==== Data lines ====

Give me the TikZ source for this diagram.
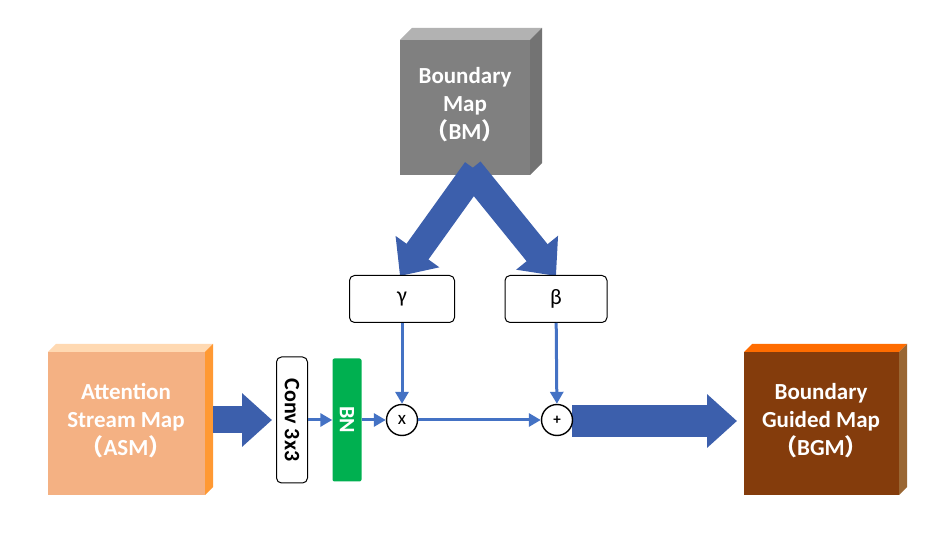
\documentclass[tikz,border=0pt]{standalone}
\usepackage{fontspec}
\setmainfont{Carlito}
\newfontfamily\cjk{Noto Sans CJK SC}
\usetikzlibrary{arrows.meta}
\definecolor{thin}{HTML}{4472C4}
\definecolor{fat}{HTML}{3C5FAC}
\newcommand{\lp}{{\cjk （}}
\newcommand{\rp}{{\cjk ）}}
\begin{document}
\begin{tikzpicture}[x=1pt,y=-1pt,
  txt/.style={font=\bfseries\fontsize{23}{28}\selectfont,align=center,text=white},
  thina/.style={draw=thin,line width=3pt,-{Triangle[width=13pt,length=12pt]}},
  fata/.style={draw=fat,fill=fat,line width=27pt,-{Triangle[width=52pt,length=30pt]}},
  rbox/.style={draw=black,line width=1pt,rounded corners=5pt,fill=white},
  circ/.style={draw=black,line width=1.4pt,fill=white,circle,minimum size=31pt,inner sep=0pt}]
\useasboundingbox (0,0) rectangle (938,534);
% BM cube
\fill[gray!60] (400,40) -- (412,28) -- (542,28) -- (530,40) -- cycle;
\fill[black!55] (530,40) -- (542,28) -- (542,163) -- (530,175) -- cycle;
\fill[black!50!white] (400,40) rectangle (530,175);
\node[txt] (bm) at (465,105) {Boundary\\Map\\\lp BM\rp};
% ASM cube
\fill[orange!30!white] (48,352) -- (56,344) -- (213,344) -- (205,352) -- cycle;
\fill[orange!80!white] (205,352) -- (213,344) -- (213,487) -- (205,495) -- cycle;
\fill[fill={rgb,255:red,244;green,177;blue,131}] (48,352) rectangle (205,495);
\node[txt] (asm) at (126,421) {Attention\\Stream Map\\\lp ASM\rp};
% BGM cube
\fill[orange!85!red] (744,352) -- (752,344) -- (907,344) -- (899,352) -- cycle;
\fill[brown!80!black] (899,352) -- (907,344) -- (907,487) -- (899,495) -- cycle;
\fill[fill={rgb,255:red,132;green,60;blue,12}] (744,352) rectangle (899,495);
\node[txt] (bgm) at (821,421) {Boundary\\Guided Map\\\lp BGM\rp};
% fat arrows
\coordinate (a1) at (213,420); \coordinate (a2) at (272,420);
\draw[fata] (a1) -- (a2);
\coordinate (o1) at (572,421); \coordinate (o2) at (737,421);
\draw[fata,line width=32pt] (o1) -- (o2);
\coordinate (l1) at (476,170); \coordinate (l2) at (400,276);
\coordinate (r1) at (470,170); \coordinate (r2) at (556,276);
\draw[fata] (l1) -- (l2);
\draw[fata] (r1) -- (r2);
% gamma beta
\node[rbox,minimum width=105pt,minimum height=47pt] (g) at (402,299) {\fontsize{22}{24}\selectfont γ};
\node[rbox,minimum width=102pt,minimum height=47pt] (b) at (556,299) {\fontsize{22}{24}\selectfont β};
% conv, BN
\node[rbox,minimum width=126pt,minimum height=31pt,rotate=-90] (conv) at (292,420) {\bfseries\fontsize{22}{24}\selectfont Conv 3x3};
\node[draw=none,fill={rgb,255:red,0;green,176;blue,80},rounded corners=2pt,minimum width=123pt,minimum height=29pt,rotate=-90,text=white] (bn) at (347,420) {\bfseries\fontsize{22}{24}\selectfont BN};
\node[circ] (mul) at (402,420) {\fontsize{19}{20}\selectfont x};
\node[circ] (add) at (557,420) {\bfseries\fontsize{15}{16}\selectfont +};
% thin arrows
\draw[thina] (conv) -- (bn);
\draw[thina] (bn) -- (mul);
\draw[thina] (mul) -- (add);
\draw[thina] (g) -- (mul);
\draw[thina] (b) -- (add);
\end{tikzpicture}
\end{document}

====

What is being asked: All of the material above is to be copied exactly, except for its images.

Completed exercise:
Give me the TikZ source for this diagram.
\documentclass[tikz,border=0pt]{standalone}
\usepackage{fontspec}
\setmainfont{Carlito}
\newfontfamily\cjk{Noto Sans CJK SC}
\usetikzlibrary{arrows.meta}
\definecolor{thin}{HTML}{4472C4}
\definecolor{fat}{HTML}{3C5FAC}
\newcommand{\lp}{{\cjk （}}
\newcommand{\rp}{{\cjk ）}}
\begin{document}
\begin{tikzpicture}[x=1pt,y=-1pt,
  txt/.style={font=\bfseries\fontsize{23}{28}\selectfont,align=center,text=white},
  thina/.style={draw=thin,line width=3pt,-{Triangle[width=13pt,length=12pt]}},
  fata/.style={draw=fat,fill=fat,line width=27pt,-{Triangle[width=52pt,length=30pt]}},
  rbox/.style={draw=black,line width=1pt,rounded corners=5pt,fill=white},
  circ/.style={draw=black,line width=1.4pt,fill=white,circle,minimum size=31pt,inner sep=0pt}]
\useasboundingbox (0,0) rectangle (938,534);
% BM cube
\fill[gray!60] (400,40) -- (412,28) -- (542,28) -- (530,40) -- cycle;
\fill[black!55] (530,40) -- (542,28) -- (542,163) -- (530,175) -- cycle;
\fill[black!50!white] (400,40) rectangle (530,175);
\node[txt] (bm) at (465,105) {Boundary\\Map\\\lp BM\rp};
% ASM cube
\fill[orange!30!white] (48,352) -- (56,344) -- (213,344) -- (205,352) -- cycle;
\fill[orange!80!white] (205,352) -- (213,344) -- (213,487) -- (205,495) -- cycle;
\fill[fill={rgb,255:red,244;green,177;blue,131}] (48,352) rectangle (205,495);
\node[txt] (asm) at (126,421) {Attention\\Stream Map\\\lp ASM\rp};
% BGM cube
\fill[orange!85!red] (744,352) -- (752,344) -- (907,344) -- (899,352) -- cycle;
\fill[brown!80!black] (899,352) -- (907,344) -- (907,487) -- (899,495) -- cycle;
\fill[fill={rgb,255:red,132;green,60;blue,12}] (744,352) rectangle (899,495);
\node[txt] (bgm) at (821,421) {Boundary\\Guided Map\\\lp BGM\rp};
% fat arrows
\coordinate (a1) at (213,420); \coordinate (a2) at (272,420);
\draw[fata] (a1) -- (a2);
\coordinate (o1) at (572,421); \coordinate (o2) at (737,421);
\draw[fata,line width=32pt] (o1) -- (o2);
\coordinate (l1) at (476,170); \coordinate (l2) at (400,276);
\coordinate (r1) at (470,170); \coordinate (r2) at (556,276);
\draw[fata] (l1) -- (l2);
\draw[fata] (r1) -- (r2);
% gamma beta
\node[rbox,minimum width=105pt,minimum height=47pt] (g) at (402,299) {\fontsize{22}{24}\selectfont γ};
\node[rbox,minimum width=102pt,minimum height=47pt] (b) at (556,299) {\fontsize{22}{24}\selectfont β};
% conv, BN
\node[rbox,minimum width=126pt,minimum height=31pt,rotate=-90] (conv) at (292,420) {\bfseries\fontsize{22}{24}\selectfont Conv 3x3};
\node[draw=none,fill={rgb,255:red,0;green,176;blue,80},rounded corners=2pt,minimum width=123pt,minimum height=29pt,rotate=-90,text=white] (bn) at (347,420) {\bfseries\fontsize{22}{24}\selectfont BN};
\node[circ] (mul) at (402,420) {\fontsize{19}{20}\selectfont x};
\node[circ] (add) at (557,420) {\bfseries\fontsize{15}{16}\selectfont +};
% thin arrows
\draw[thina] (conv) -- (bn);
\draw[thina] (bn) -- (mul);
\draw[thina] (mul) -- (add);
\draw[thina] (g) -- (mul);
\draw[thina] (b) -- (add);
\end{tikzpicture}
\end{document}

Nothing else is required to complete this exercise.